Human rights and democracy advocates have rightly urged President Biden to use his meeting with Xi Jinping in the Bay Area on Wednesday to address China’s crimes against its Uyghur minority and other acts of repression within the country and around the globe. But we also need to be realistic about what “tough talk” with China can achieve.
If the results of previous dialogues with the Chinese government are any indication, Washington should not have high hopes for talking sense into Beijing. Instead, the U.S. government needs to find ways to apply meaningful pressure to compel action from the regime. That means using the economic power of the United States and its allies to punish China’s use of forced Uyghur labor and other abuses.
The Chinese government has a record of using “dialogues” to mask its fundamental resistance to international pressure. “We have engaged in constructive dialogue and cooperation with the U.N. High Commissioner and other countries, and helped advance the reform and development of the global human rights governance system,” China’s then-foreign minister, Qin Gang, said during a United Nations meeting in February. (Qin has since been purged for unknown reasons.) One can find similar platitudes throughout Beijing’s official statements.
The truth is that under this smokescreen of “constructive dialogue,” “win-win cooperation” and other such slogans, Beijing has been carrying out a systematic assault on the U.N. human rights system. The Chinese government wants to rewrite norms and manipulate procedures to minimize scrutiny and accountability for itself and other repressive governments.
The Chinese regime is similarly deceptive on climate change. Despite yet another meeting between U.S. climate envoy John F. Kerry and his Chinese counterpart, Xie Zhenhua, last week, China — the world’s largest emitter of greenhouse gases since 2006 — continues to build new coal-fired power plants, accounting for two-thirds of such facilities planned worldwide. The regime has also been harassing climate activists, cracking down on environmental groups, strangling independent journalism on the topic and silencing the populations that are most vulnerable to climate change.
The United States is not the only democracy attempting to talk Beijing into better behavior. The European Union and China have had a continuing human rights dialogue since 1995, apart from a suspension that ended last year. At this point, it’s crystal clear that three decades of dialogue have not only failed to bring about genuine improvements in China but also undermined the EU’s credibility. A number of human rights groups have called on the EU to end the dialogue.
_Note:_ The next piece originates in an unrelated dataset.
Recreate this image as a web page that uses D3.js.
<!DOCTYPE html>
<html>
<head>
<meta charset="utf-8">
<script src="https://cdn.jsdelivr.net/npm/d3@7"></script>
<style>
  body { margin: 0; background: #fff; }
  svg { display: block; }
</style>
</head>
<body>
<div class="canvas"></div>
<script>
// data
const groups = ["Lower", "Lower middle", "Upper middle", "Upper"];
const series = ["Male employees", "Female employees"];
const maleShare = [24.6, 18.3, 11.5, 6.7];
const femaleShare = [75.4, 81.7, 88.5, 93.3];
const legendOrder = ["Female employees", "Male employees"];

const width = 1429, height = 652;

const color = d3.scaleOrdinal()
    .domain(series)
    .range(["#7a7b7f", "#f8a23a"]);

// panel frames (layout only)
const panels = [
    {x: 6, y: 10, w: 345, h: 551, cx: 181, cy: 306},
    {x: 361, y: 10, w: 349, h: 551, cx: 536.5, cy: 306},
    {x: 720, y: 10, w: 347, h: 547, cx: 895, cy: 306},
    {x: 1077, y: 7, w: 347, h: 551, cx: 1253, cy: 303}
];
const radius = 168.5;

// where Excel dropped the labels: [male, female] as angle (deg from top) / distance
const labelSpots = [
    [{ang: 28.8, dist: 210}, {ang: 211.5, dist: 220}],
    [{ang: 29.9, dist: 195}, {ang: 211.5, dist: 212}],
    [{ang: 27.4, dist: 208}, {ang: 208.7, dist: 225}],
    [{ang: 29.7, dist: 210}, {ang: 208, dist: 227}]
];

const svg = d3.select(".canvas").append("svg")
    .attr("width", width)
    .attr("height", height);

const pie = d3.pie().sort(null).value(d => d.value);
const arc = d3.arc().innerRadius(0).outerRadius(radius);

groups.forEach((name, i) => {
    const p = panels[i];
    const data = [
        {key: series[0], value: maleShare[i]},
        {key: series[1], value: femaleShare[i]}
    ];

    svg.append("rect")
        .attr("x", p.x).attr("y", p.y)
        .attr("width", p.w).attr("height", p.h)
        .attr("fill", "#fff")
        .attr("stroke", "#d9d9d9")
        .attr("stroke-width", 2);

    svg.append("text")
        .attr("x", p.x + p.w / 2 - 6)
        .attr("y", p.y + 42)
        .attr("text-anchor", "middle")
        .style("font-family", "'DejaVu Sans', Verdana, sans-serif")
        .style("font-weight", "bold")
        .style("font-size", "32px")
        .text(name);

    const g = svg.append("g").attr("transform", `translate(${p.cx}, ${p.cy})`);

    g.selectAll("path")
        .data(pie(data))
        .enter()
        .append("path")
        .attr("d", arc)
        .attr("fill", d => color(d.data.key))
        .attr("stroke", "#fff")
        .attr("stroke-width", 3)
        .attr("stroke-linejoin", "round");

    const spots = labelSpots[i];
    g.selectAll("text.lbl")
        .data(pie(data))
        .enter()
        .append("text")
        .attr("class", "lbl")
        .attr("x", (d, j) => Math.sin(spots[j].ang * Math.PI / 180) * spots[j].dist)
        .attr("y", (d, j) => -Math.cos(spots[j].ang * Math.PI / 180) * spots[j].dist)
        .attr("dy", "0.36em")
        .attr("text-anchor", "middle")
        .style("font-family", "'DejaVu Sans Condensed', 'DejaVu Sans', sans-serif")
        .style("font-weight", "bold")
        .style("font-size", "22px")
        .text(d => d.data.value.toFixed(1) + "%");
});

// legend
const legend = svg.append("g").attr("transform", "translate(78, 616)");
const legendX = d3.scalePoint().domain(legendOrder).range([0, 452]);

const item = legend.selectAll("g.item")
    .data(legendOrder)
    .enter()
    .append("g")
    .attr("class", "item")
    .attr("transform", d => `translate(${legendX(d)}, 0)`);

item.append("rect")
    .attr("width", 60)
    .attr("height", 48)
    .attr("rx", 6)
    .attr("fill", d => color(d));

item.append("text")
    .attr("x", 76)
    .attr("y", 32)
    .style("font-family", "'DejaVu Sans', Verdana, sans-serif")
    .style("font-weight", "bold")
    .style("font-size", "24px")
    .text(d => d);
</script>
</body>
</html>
Biden should heed this history. To persuade China to change course on human rights, the administration must be prepared to deploy U.S. economic power without Beijing’s consent or participation.
The Biden administration should vigorously enforce the Uyghur Forced Labor Prevention Act, for example. Passed with bipartisan support in 2021, the law restricts imports of goods made in whole or in part in the Uyghur region, Xinjiang, unless it can be demonstrated that they were not made with forced labor. The law could have a major impact: 20% of the world’s cotton and 45% of its polysilicon, a material used in solar panels, is produced in Xinjiang. But many tainted goods are slipping into the United States as companies learn to obscure their supply chains.
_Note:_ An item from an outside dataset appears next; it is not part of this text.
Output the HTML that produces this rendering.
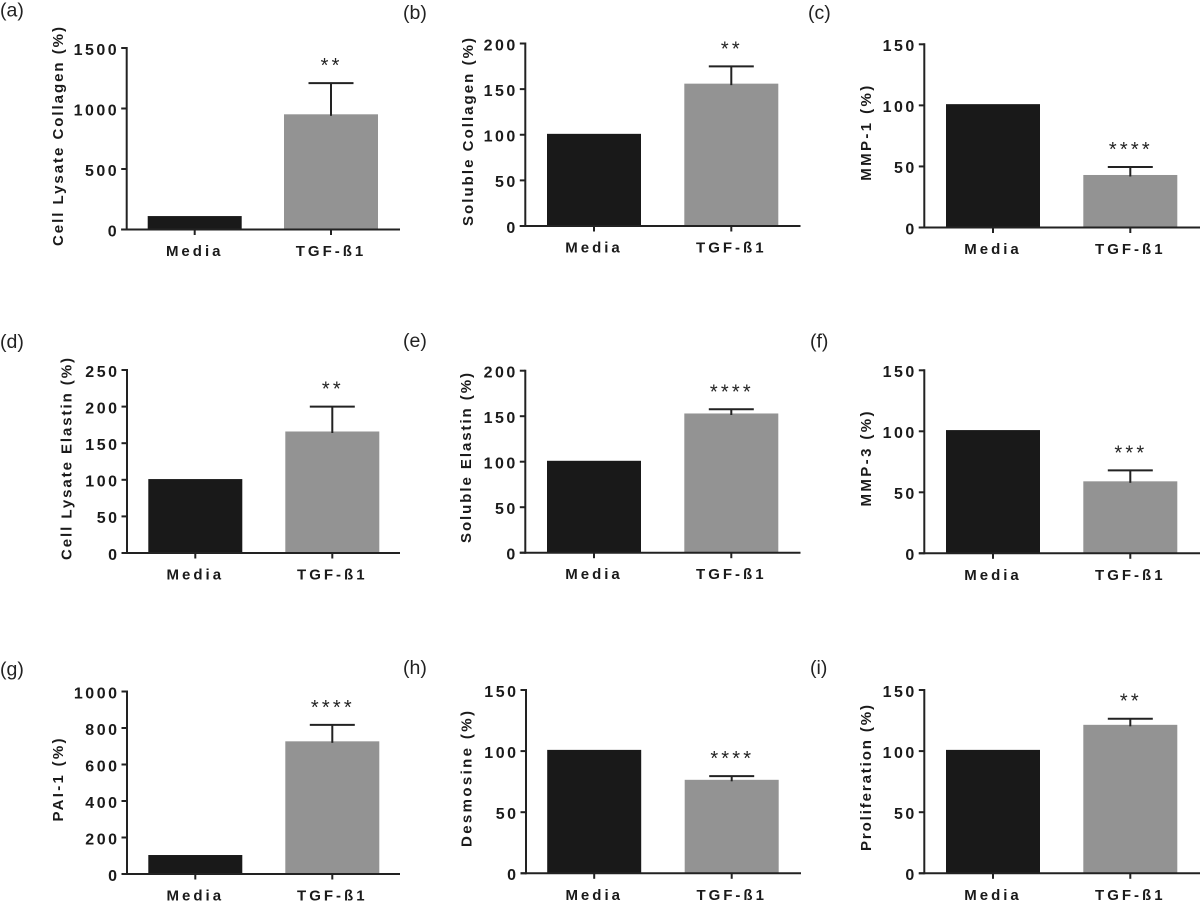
<!DOCTYPE html>
<html lang="en">
<head>
<meta charset="utf-8">
<title>TGF-ß1 bar chart panels</title>
<style>
html,body{margin:0;padding:0;background:#fff;}
#figure{display:block;width:1200px;height:901px;filter:blur(0.3px);}
text{font-family:"Liberation Sans",sans-serif;fill:#1a1a1a;}
.tick{font-size:16px;font-weight:700;letter-spacing:2.5px;text-anchor:end;}
.cat{font-size:15px;font-weight:700;letter-spacing:3px;text-anchor:middle;}
.ytitle{font-size:15px;font-weight:700;text-anchor:middle;}
.stars{font-size:20px;letter-spacing:3.2px;text-anchor:middle;fill:#222;}
.letter{font-size:19.5px;fill:#222;}
</style>
</head>
<body>
<svg id="figure" xmlns="http://www.w3.org/2000/svg" width="1200" height="901" viewBox="0 0 1200 901"></svg>
<script>
// Data
const categories = ["Media", "TGF-ß1"];
const panelLetters = ["(a)", "(b)", "(c)", "(d)", "(e)", "(f)", "(g)", "(h)", "(i)"];
const yTitles = ["Cell Lysate Collagen (%)", "Soluble Collagen (%)", "MMP-1 (%)", "Cell Lysate Elastin (%)", "Soluble Elastin (%)", "MMP-3 (%)", "PAI-1 (%)", "Desmosine (%)", "Proliferation (%)"];
const mediaValues = [111, 101, 101, 101, 101, 101, 104, 101, 101];
const tgfValues = [952, 156, 43, 166, 153, 59, 727, 76.5, 121.5];
const errorTops = [1210, 175, 49.5, 200, 157.6, 68, 817, 79.5, 126.5];
const significance = ["**", "**", "****", "**", "****", "***", "****", "****", "**"];
const tickLabels = [
  [0, 500, 1000, 1500],
  [0, 50, 100, 150, 200],
  [0, 50, 100, 150],
  [0, 50, 100, 150, 200, 250],
  [0, 50, 100, 150, 200],
  [0, 50, 100, 150],
  [0, 200, 400, 600, 800, 1000],
  [0, 50, 100, 150],
  [0, 50, 100, 150]
];

// Layout of each panel (separate from the data)
const frames = [
  {x:126.7, top:48,    base:229.5, right:400,  c0:194.7, c1:331,    lx:0,   ly:16.5, tx:63,  ty:136.5, tl:219},
  {x:525.3, top:43.5,  base:226,   right:800.5,c0:594,   c1:731.3,  lx:403, ly:19,   tx:473, ty:132,   tl:188},
  {x:924.3, top:44.3,  base:227.5, right:1200, c0:993,   c1:1130.3, lx:808, ly:19,   tx:871, ty:133.3, tl:95},
  {x:127,   top:370,   base:553,   right:400,  c0:195.3, c1:332.3,  lx:0,   ly:348,  tx:71.5,ty:459,   tl:202},
  {x:525.3, top:370.7, base:552.7, right:800.5,c0:594,   c1:731.3,  lx:403, ly:347,  tx:471, ty:458,   tl:170},
  {x:924.3, top:370.3, base:553.3, right:1200, c0:993,   c1:1130.3, lx:810, ly:347.5,tx:871, ty:459,   tl:95},
  {x:127,   top:691.5, base:874,   right:400,  c0:195.3, c1:332.3,  lx:0,   ly:675.5,tx:63,  ty:780,   tl:83},
  {x:526,   top:690,   base:873.3, right:801,  c0:594.2, c1:731.7,  lx:403, ly:674,  tx:471.7,ty:779,  tl:136},
  {x:924.3, top:690,   base:873.3, right:1200, c0:993,   c1:1130.3, lx:810, ly:674,  tx:871, ty:778,   tl:146}
];
const INK = "#222";
const BAR_WIDTH = 94;
const STROKE = 2;
const svg = document.getElementById("figure");
const NS = "http://www.w3.org/2000/svg";

function el(tag, attrs, parent) {
  const node = document.createElementNS(NS, tag);
  for (const k in attrs) node.setAttribute(k, attrs[k]);
  parent.appendChild(node);
  return node;
}
function line(parent, x1, y1, x2, y2, w) {
  return el("line", {x1: x1, y1: y1, x2: x2, y2: y2, stroke: INK, "stroke-width": w}, parent);
}

panelLetters.forEach(function (letter, i) {
  const f = frames[i];
  const ticks = tickLabels[i];
  const yMax = ticks[ticks.length - 1];
  const yScale = function (v) { return f.base - (v / yMax) * (f.base - f.top); };
  const xMedia = f.c0;
  const xTgf = f.c1;

  const g = el("g", {}, svg);
  
  

  const lab = el("text", {x: f.lx, y: f.ly, "class": "letter"}, g);
  lab.textContent = letter;
  
  

  const title = el("text", {
    "class": "ytitle",
    transform: "translate(" + f.tx + " " + f.ty + ") rotate(-90)",
    textLength: f.tl,
    lengthAdjust: "spacing"
  }, g);
  title.textContent = yTitles[i];
  
  

  // bars
  const mediaBar = el("rect", {x: xMedia - BAR_WIDTH / 2, y: yScale(mediaValues[i]), width: BAR_WIDTH, height: f.base - yScale(mediaValues[i]), fill: "#191919"}, g);
  
  

  const tgfBar = el("rect", {x: xTgf - BAR_WIDTH / 2, y: yScale(tgfValues[i]), width: BAR_WIDTH, height: f.base - yScale(tgfValues[i]), fill: "#939393"}, g);
  
  

  // error bar
  const stem = line(g, xTgf, yScale(errorTops[i]), xTgf, yScale(tgfValues[i]) + 1.5, STROKE);
  
  

  const cap = line(g, xTgf - 22.5, yScale(errorTops[i]), xTgf + 22.5, yScale(errorTops[i]), STROKE);
  
  

  const star = el("text", {x: xTgf + 0.6, y: yScale(errorTops[i]) - 11, "class": "stars"}, g);
  star.textContent = significance[i];
  
  

  // axes
  const yAxis = line(g, f.x, f.top - 1, f.x, f.base + 1, STROKE);
  
  

  const xAxis = line(g, f.x - 5.5, f.base, f.right, f.base, STROKE);
  
  

  ticks.forEach(function (t) {
    const yTick = line(g, f.x - 5.5, yScale(t), f.x, yScale(t), STROKE);
    
    

    const tl = el("text", {x: f.x - 7.5, y: yScale(t) + 6.8, "class": "tick"}, g);
    tl.textContent = t;
    
    
  });

  categories.forEach(function (c, k) {
    const cx = k === 0 ? xMedia : xTgf;
    const xTick = line(g, cx, f.base, cx, f.base + 5.5, STROKE);
    
    

    const cl = el("text", {x: cx, y: f.base + 26.5, "class": "cat"}, g);
    cl.textContent = c;
    
    
  });
});
</script>
</body>
</html>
Biden should also impose the strongest possible targeted sanctions on perpetrators of transnational repression and place export controls on companies that have knowingly provided technology, goods or services to facilitate Beijing’s rights violations outside China. Freedom House research shows that the Chinese Communist Party is responsible for the most sophisticated, widespread and thorough campaign of transnational repression in the world, targeting minorities, activists and defectors in other countries.
While U.S. leadership is crucial, these measures are unlikely to be effective if they’re imposed unilaterally. Products of forced labor excluded from the U.S. can simply be diverted to other markets; companies in other countries can support China’s repression beyond its shores. The Biden administration will have to work with other governments to impose effective, multilateral constraints on Beijing’s abuses.
The Biden-Xi California summit may be necessary, but it’s far from sufficient. Biden has to ensure that his human rights exhortations are supported by potent material incentives and a determined coalition of international partners.
Yaqiu Wang is Freedom House’s research director for China, Hong Kong and Taiwan.